__What is being asked__:
Identify each line below that contains the word "this", and copy it out.

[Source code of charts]
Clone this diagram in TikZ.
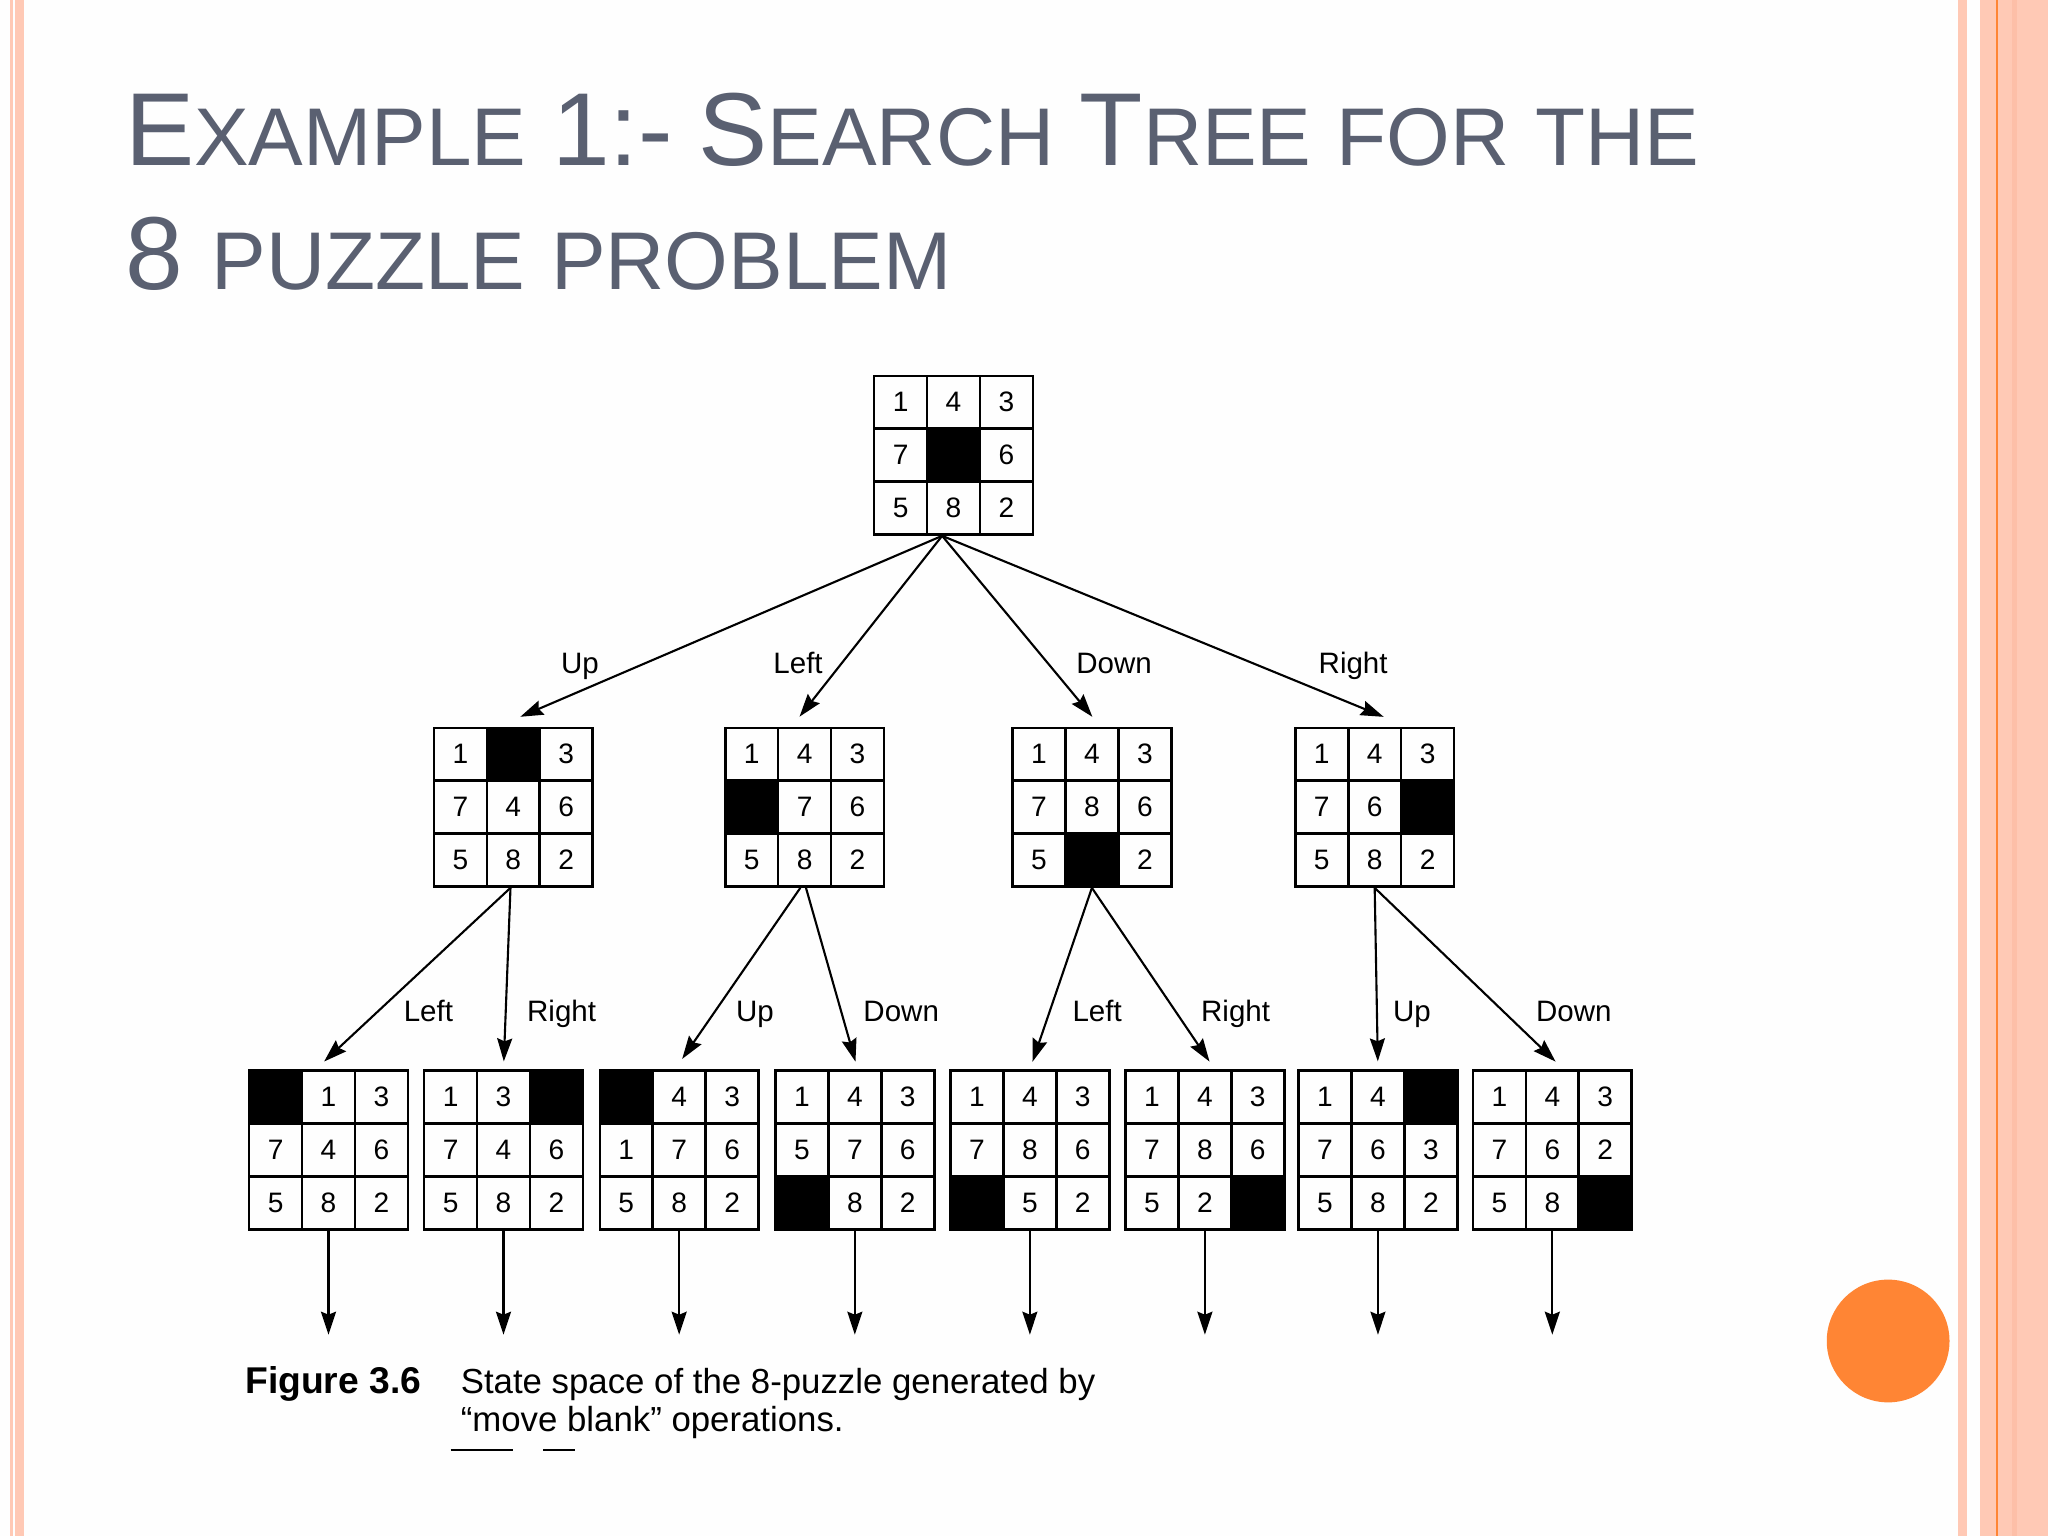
\documentclass[tikz,border=0pt]{standalone}
\usepackage{fontspec}
\setmainfont{Liberation Sans}
\usetikzlibrary{%
  arrows.meta,%
  matrix,%
  positioning%
}
\definecolor{stripe}{HTML}{FFC9B5}
\definecolor{stripedark}{HTML}{FDBFA8}
\definecolor{accent}{HTML}{FF8534}
\definecolor{titlegray}{HTML}{5A6071}
\newcommand{\tbig}{\fontsize{29.5}{32}\selectfont}
\newcommand{\tsmall}{\fontsize{23.3}{32}\selectfont\spaceskip=7.25pt}

\begin{document}
\begin{tikzpicture}[
  x=0.013061cm,
  y=-0.013061cm,
  font=\fontsize{8}{10}\selectfont,
  >={Stealth[length=0.23cm,width=0.15cm,inset=0.03cm]},
  line width=0.6pt,
  board/.style={
    matrix of nodes,
    nodes in empty cells,
    inner sep=0pt,
    outer sep=0pt,
    row sep=-0.75pt,
    column sep=-0.75pt,
    nodes={draw,anchor=center,minimum size=0.529cm,inner sep=0pt,outer sep=0pt,line width=0.75pt},
  },
  blank/.style={fill=black},
  move/.style={->,shorten >=#1},
  movelabel/.style={anchor=base,inner sep=0pt,font=\fontsize{8.4}{10}\selectfont},
  titleline/.style={anchor=base west,text=titlegray,inner sep=0pt},
  captionline/.style={anchor=base west,inner sep=0pt,font=\fontsize{9.9}{11}\selectfont},
]

\useasboundingbox (0,0) rectangle (1568,1176);
\fill[white!99.5!black] (0,0) rectangle (1568,1176);

% side stripes
\fill[stripe] (7.7,0) rectangle (10,1176);
\fill[stripe] (11.5,0) rectangle (18.4,1176);
\fill[stripe] (1499.1,0) rectangle (1505.6,1176);
\fill[stripe] (1516,0) rectangle (1568,1176);
\fill[stripedark] (1540.4,0) rectangle (1544.2,1176);
\fill[accent] (1528.3,0) rectangle (1530,1176);
\fill[accent] (1445.6,1026.7) circle (47);

\node[titleline] (title1) at (95,127) {\tbig E\tsmall XAMPLE \tbig 1:- S\tsmall EARCH \tbig T\tsmall REE FOR THE};
\node[titleline] (title2) at (95,222) {\tbig 8 \tsmall PUZZLE PROBLEM};

\matrix[board] (root) at (730,348.5) {1 & 4 & 3\\ 7 & |[blank]| & 6\\ 5 & 8 & 2\\};

\matrix[board] (up) at (393,618) {1 & |[blank]| & 3\\ 7 & 4 & 6\\ 5 & 8 & 2\\};
\matrix[board] (left) at (616,618) {1 & 4 & 3\\ |[blank]| & 7 & 6\\ 5 & 8 & 2\\};
\matrix[board] (down) at (836,618) {1 & 4 & 3\\ 7 & 8 & 6\\ 5 & |[blank]| & 2\\};
\matrix[board] (right) at (1052.5,618) {1 & 4 & 3\\ 7 & 6 & |[blank]|\\ 5 & 8 & 2\\};

\matrix[board] (upleft) at (251.5,880.5) {|[blank]| & 1 & 3\\ 7 & 4 & 6\\ 5 & 8 & 2\\};
\matrix[board] (upright) at (385.5,880.5) {1 & 3 & |[blank]|\\ 7 & 4 & 6\\ 5 & 8 & 2\\};
\matrix[board] (leftup) at (520,880.5) {|[blank]| & 4 & 3\\ 1 & 7 & 6\\ 5 & 8 & 2\\};
\matrix[board] (leftdown) at (654.5,880.5) {1 & 4 & 3\\ 5 & 7 & 6\\ |[blank]| & 8 & 2\\};
\matrix[board] (downleft) at (788.5,880.5) {1 & 4 & 3\\ 7 & 8 & 6\\ |[blank]| & 5 & 2\\};
\matrix[board] (downright) at (922.5,880.5) {1 & 4 & 3\\ 7 & 8 & 6\\ 5 & 2 & |[blank]|\\};
\matrix[board] (rightup) at (1055,880.5) {1 & 4 & |[blank]|\\ 7 & 6 & 3\\ 5 & 8 & 2\\};
\matrix[board] (rightdown) at (1188.5,880.5) {1 & 4 & 3\\ 7 & 6 & 2\\ 5 & 8 & |[blank]|\\};

\draw[move=0.247cm] (root.262) -- (up.101.6);
\draw[move=0.125cm] (root.262) -- (left.99.3);
\draw[move=0.126cm] (root.262) -- (down.84.2);
\draw[move=0.255cm] (root.262) -- (right.68.8);

\draw[move=0.115cm] (up.268) -- (upleft.99.3);
\draw[move=0.08cm] (up.268) -- (upright.north);
\draw[move=0.127cm] (left.267) -- (leftup.93.3);
\draw[move=0.08cm] (left.271) -- (leftdown.88);
\draw[move=0.08cm] (down.south) -- (downleft.north);
\draw[move=0.094cm] (down.south) -- (downright.83.9);
\draw[move=0.08cm] (right.south) -- (rightup.north);
\draw[move=0.112cm] (right.south) -- (rightdown.82.9);

\foreach \b in {upleft,upright,leftup,leftdown,downleft,downright,rightup,rightdown} {
  \coordinate (\b-end) at ([yshift=-1.04cm]\b.south);
  \draw[->] (\b.south) -- (\b-end);
}

\node[movelabel] (lup) at (444,516) {Up};
\node[movelabel] (lleft) at (611,516) {Left};
\node[movelabel] (ldown) at (853,516) {Down};
\node[movelabel] (lright) at (1036,516) {Right};

\node[movelabel] (lupleft) at (328,782) {Left};
\node[movelabel] (lupright) at (430,782) {Right};
\node[movelabel] (lleftup) at (578,782) {Up};
\node[movelabel] (lleftdown) at (690,782) {Down};
\node[movelabel] (ldownleft) at (840,782) {Left};
\node[movelabel] (ldownright) at (946,782) {Right};
\node[movelabel] (lrightup) at (1081,782) {Up};
\node[movelabel] (lrightdown) at (1205,782) {Down};

\node[captionline,font=\fontsize{10.6}{11}\selectfont\bfseries] (figno) at (187,1067) {Figure 3.6};
\node[captionline] (cap1) at (352,1067) {State space of the 8-puzzle generated by};
\node[captionline] (cap2) at (352,1096) {“move blank” operations.};
\draw[line width=0.6pt] (345,1110) -- (393,1110);
\draw[line width=0.6pt] (416,1110) -- (440,1110);

\end{tikzpicture}
\end{document}
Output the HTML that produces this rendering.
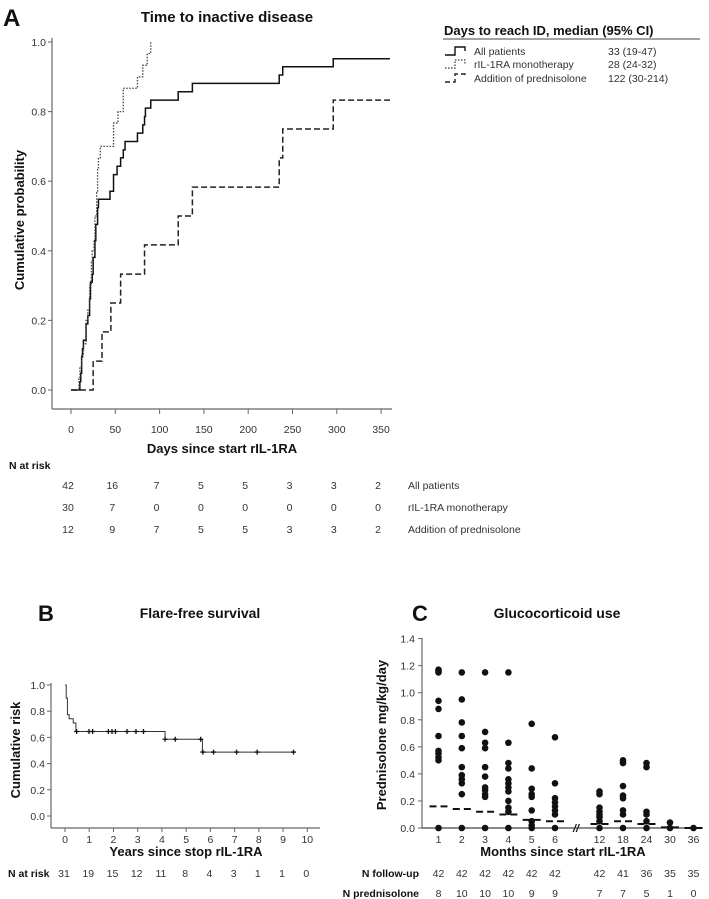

__Exercise answer__:
Clone this diagram in TikZ.
Output the HTML that produces this rendering.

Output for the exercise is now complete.